Avoid these frequent errors when calculating horsepower:
- Unit Inconsistency: Mixing different unit systems (e.g., using pounds for force and meters for distance). Always convert all values to a consistent system before calculating.
- Ignoring Efficiency: Forgetting to account for system inefficiencies, leading to underestimates of required power.
- Confusing Power with Energy: Power is the rate of doing work (watts or horsepower), while energy is the total work done (joules or kilowatt-hours). Don't confuse these concepts.
- Using Peak Values for Continuous Ratings: Using peak power requirements to size equipment that needs to operate continuously, which can lead to overheating and premature failure.
- Neglecting Friction and Losses: Not accounting for friction, air resistance, or other losses in mechanical systems.
- Incorrect Conversion Factors: Using approximate or outdated conversion factors between horsepower units.
- Assuming Linear Relationships: Assuming that power requirements scale linearly with speed or load, when in reality many systems have non-linear relationships.
- Ignoring Environmental Factors: Not considering how altitude, temperature, or humidity might affect power output or requirements.
Always double-check your calculations, verify units, and consider real-world factors that might affect the results.
How does horsepower relate to fuel consumption?
The relationship between horsepower and fuel consumption is complex but can be understood through several key principles:
- Basic Relationship: More horsepower generally means more fuel consumption, as more energy (from fuel) is needed to produce more power.

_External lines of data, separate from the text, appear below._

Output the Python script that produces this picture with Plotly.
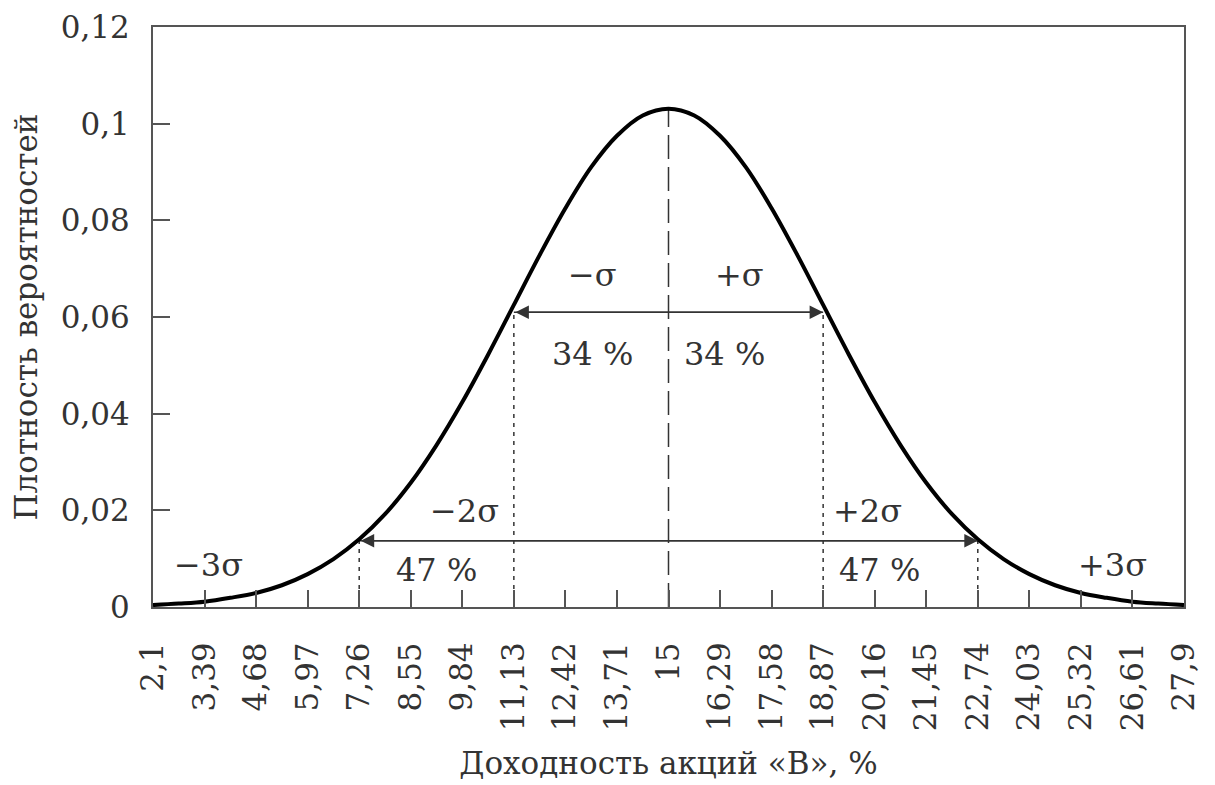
import plotly.graph_objects as go

# Tick positions / labels (x axis)
x_ticks = [2.1, 3.39, 4.68, 5.97, 7.26, 8.55, 9.84, 11.13, 12.42, 13.71, 15,
           16.29, 17.58, 18.87, 20.16, 21.45, 22.74, 24.03, 25.32, 26.61, 27.9]
x_tick_labels = ["2,1", "3,39", "4,68", "5,97", "7,26", "8,55", "9,84", "11,13", "12,42", "13,71", "15",
                 "16,29", "17,58", "18,87", "20,16", "21,45", "22,74", "24,03", "25,32", "26,61", "27,9"]
y_ticks = [0, 0.02, 0.04, 0.06, 0.08, 0.1, 0.12]
y_tick_labels = ["0", "0,02", "0,04", "0,06", "0,08", "0,1", "0,12"]

# Density curve
curve_x = [2.1, 2.745, 3.39, 4.035, 4.68, 5.325, 5.97, 6.615, 7.26, 7.905, 8.55, 9.195, 9.84,
           10.485, 11.13, 11.775, 12.42, 13.065, 13.71, 14.355, 15, 15.645, 16.29, 16.935,
           17.58, 18.225, 18.87, 19.515, 20.16, 20.805, 21.45, 22.095, 22.74, 23.385,
           24.03, 24.675, 25.32, 25.965, 26.61, 27.255, 27.9]
curve_y = [0.0004, 0.0007, 0.0011, 0.0019, 0.0029, 0.0045, 0.0068, 0.0099, 0.0140, 0.0192, 0.0257,
           0.0335, 0.0424, 0.0522, 0.0625, 0.0728, 0.0825, 0.0910, 0.0975, 0.1017, 0.1031,
           0.1017, 0.0975, 0.0910, 0.0825, 0.0728, 0.0625, 0.0522, 0.0424, 0.0335, 0.0257,
           0.0192, 0.0140, 0.0099, 0.0068, 0.0045, 0.0029, 0.0019, 0.0011, 0.0007, 0.0004]

# Reference lines
mean_x = 15
mean_top = 0.1031
sigma_x = [11.13, 18.87]
sigma_top = 0.061
two_sigma_x = [7.26, 22.74]
two_sigma_top = 0.0137

# Annotation labels
labels_text = ["−σ", "+σ", "34 %", "34 %", "−2σ", "+2σ", "47 %", "47 %", "−3σ", "+3σ"]
labels_x = [13.1, 16.78, 13.1, 16.4, 9.9, 19.98, 9.2, 20.28, 3.5, 26.1]
labels_y = [0.0686, 0.0686, 0.0524, 0.0524, 0.0199, 0.0199, 0.0076, 0.0076, 0.0086, 0.0086]

FONT = "DejaVu Serif"
AX = "#555555"
LINE = "#333333"

fig = go.Figure()

# dotted verticals
for xv, top in [(sigma_x[0], sigma_top), (sigma_x[1], sigma_top),
                (two_sigma_x[0], two_sigma_top), (two_sigma_x[1], two_sigma_top)]:
    fig.add_trace(go.Scatter(x=[xv, xv], y=[0, top], mode="lines",
                             line=dict(color=LINE, width=1.5, dash="4px,5px"),
                             showlegend=False, hoverinfo="skip"))
# mean dashed line
fig.add_trace(go.Scatter(x=[mean_x, mean_x], y=[0, mean_top], mode="lines",
                         line=dict(color=LINE, width=1.5, dash="24px,8px"),
                         showlegend=False, hoverinfo="skip"))
# horizontal arrow lines
fig.add_trace(go.Scatter(x=sigma_x, y=[sigma_top, sigma_top], mode="lines",
                         line=dict(color=LINE, width=1.5), showlegend=False, hoverinfo="skip"))
fig.add_trace(go.Scatter(x=two_sigma_x, y=[two_sigma_top, two_sigma_top], mode="lines",
                         line=dict(color=LINE, width=1.5), showlegend=False, hoverinfo="skip"))
# curve
fig.add_trace(go.Scatter(x=curve_x, y=curve_y, mode="lines",
                         line=dict(color="black", width=4, shape="spline"),
                         showlegend=False, hoverinfo="skip"))

# arrow heads
for (x0, x1, yv) in [(sigma_x[0], sigma_x[1], sigma_top), (two_sigma_x[0], two_sigma_x[1], two_sigma_top)]:
    fig.add_annotation(x=x1, y=yv, ax=x0, ay=yv, xref="x", yref="y", axref="x", ayref="y",
                       text="", showarrow=True, arrowhead=2, arrowside="end+start",
                       arrowsize=1.8, arrowwidth=1.5, arrowcolor=LINE)

for t, xv, yv in zip(labels_text, labels_x, labels_y):
    fig.add_annotation(x=xv, y=yv, text=t, showarrow=False,
                       font=dict(family=FONT, size=32, color="#333333"))

fig.update_layout(
    width=1207, height=777,
    margin=dict(l=145, r=31, t=19, b=178),
    plot_bgcolor="white", paper_bgcolor="white",
    font=dict(family=FONT, size=31, color="#333333"),
    xaxis=dict(range=[2.1, 27.9], tickmode="array", tickvals=x_ticks, ticktext=x_tick_labels,
               tickangle=-90, ticks="inside", ticklen=17, tickwidth=1.5, tickcolor=AX,
               showline=True, linecolor=AX, linewidth=2, mirror=True, showgrid=False,
               zeroline=False, ticklabelstandoff=21, automargin=False, ticklabeloverflow="allow",
               title=dict(text="Доходность акций «B», %", font=dict(size=31), standoff=22)),
    yaxis=dict(range=[0, 0.12], tickmode="array", tickvals=y_ticks, ticktext=y_tick_labels,
               ticks="inside", ticklen=17, tickwidth=1.5, tickcolor=AX,
               showline=True, linecolor=AX, linewidth=2, mirror=True, showgrid=False,
               zeroline=False, ticklabelstandoff=15, automargin=False, ticklabeloverflow="allow",
               title=dict(text="Плотность вероятностей", font=dict(size=31), standoff=16)),
)

fig.write_html("out.html")
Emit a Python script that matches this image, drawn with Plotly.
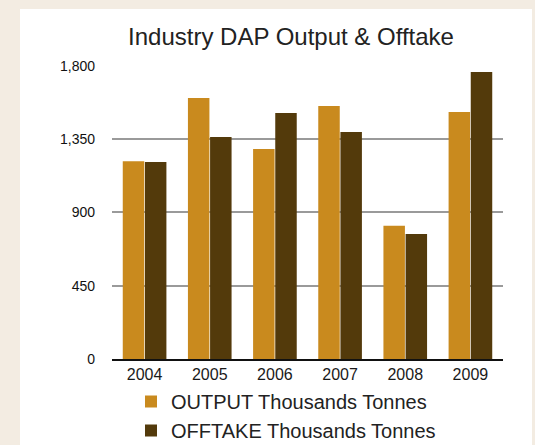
import plotly.graph_objects as go

years = ["2004", "2005", "2006", "2007", "2008", "2009"]
output_kt = [1215, 1603, 1290, 1554, 819, 1517]
offtake_kt = [1210, 1364, 1511, 1395, 768, 1763]
y_ticks = [0, 450, 900, 1350, 1800]
y_tick_text = ["0", "450", "900", "1,350", "1,800"]

C_OUT = "#C98A1E"
C_OFF = "#533A0B"
BG = "#F3ECE2"
FONT = "Liberation Sans, Arial, Helvetica, sans-serif"

fig = go.Figure()
fig.add_trace(go.Bar(x=years, y=output_kt, name="OUTPUT Thousands Tonnes",
                     legendgroup="out",
                     marker=dict(color=C_OUT, line=dict(width=0))))
fig.add_trace(go.Bar(x=years, y=offtake_kt, name="OFFTAKE Thousands Tonnes",
                     legendgroup="off",
                     marker=dict(color=C_OFF, line=dict(width=0))))

W, H = 535, 445
L, R, T, B = 112, 32, 65, 86
PW, PH = W - L - R, H - T - B

fig.update_layout(
    width=W, height=H,
    margin=dict(l=L, r=R, t=T, b=B, pad=0, autoexpand=False),
    paper_bgcolor=BG,
    plot_bgcolor="rgba(0,0,0,0)",
    barmode="group",
    bargap=0.32,
    bargroupgap=0.03,
    font=dict(family=FONT, color="#1a1a1a", size=14),
    title=dict(text="Industry DAP Output & Offtake", x=291 / W, xanchor="center",
               y=1 - 37 / H, yanchor="middle",
               font=dict(family=FONT, size=24, color="#222222")),
    showlegend=True,
    legend=dict(orientation="v", x=(131 - L) / PW, xanchor="left",
                y=-(382 - (H - B)) / PH, yanchor="top",
                font=dict(family=FONT, size=20, color="#222222"),
                bgcolor="rgba(0,0,0,0)", traceorder="normal", tracegroupgap=1),
    shapes=[dict(type="rect", xref="paper", yref="paper", layer="below",
                 x0=-(L - 20) / PW, x1=(W - 3 - L) / PW,
                 y0=-B / PH, y1=(H - 9 - B) / PH,
                 fillcolor="white", line=dict(width=0))],
)
fig.update_xaxes(showline=True, linecolor="#111111", linewidth=2,
                 ticks="", showgrid=False,
                 tickfont=dict(family=FONT, size=16, color="#1a1a1a"))
fig.update_yaxes(range=[0, 1806], tickvals=y_ticks, ticktext=y_tick_text,
                 showgrid=True, gridcolor="#9a9a9a", gridwidth=1.5,
                 zeroline=False, showline=False, ticks="",
                 ticklabelstandoff=16,
                 tickfont=dict(family=FONT, size=14, color="#111111"))

fig.write_html("out.html",
               config={"displayModeBar": False},
               post_script="document.body.style.margin='0';"
                           "document.body.style.background='%s';" % BG)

- Efficiency Matters: The fuel consumption depends not just on horsepower but on the efficiency of the engine. A more efficient engine can produce the same horsepower with less fuel.
- Load Factor: Engines are most efficient at certain load points. Operating an engine at its optimal load point (often around 70-80% of maximum power) provides the best fuel economy for the power produced.
- Specific Fuel Consumption: This is a measure of how much fuel is used per unit of power produced, typically expressed in grams per kilowatt-hour (g/kWh) or pounds per horsepower-hour (lb/hp-hr).
For example:
- A typical gasoline engine might have a brake specific fuel consumption (BSFC) of 0.5 lb/hp-hr at its most efficient operating point.
- This means that to produce 1 horsepower for 1 hour, the engine would consume 0.5 pounds of gasoline.
- For a 200 hp engine running at this efficiency, fuel consumption would be 100 lb/hr (200 hp × 0.5 lb/hp-hr).
Note that real-world fuel consumption is affected by many factors including driving conditions, engine load, transmission efficiency, and vehicle aerodynamics.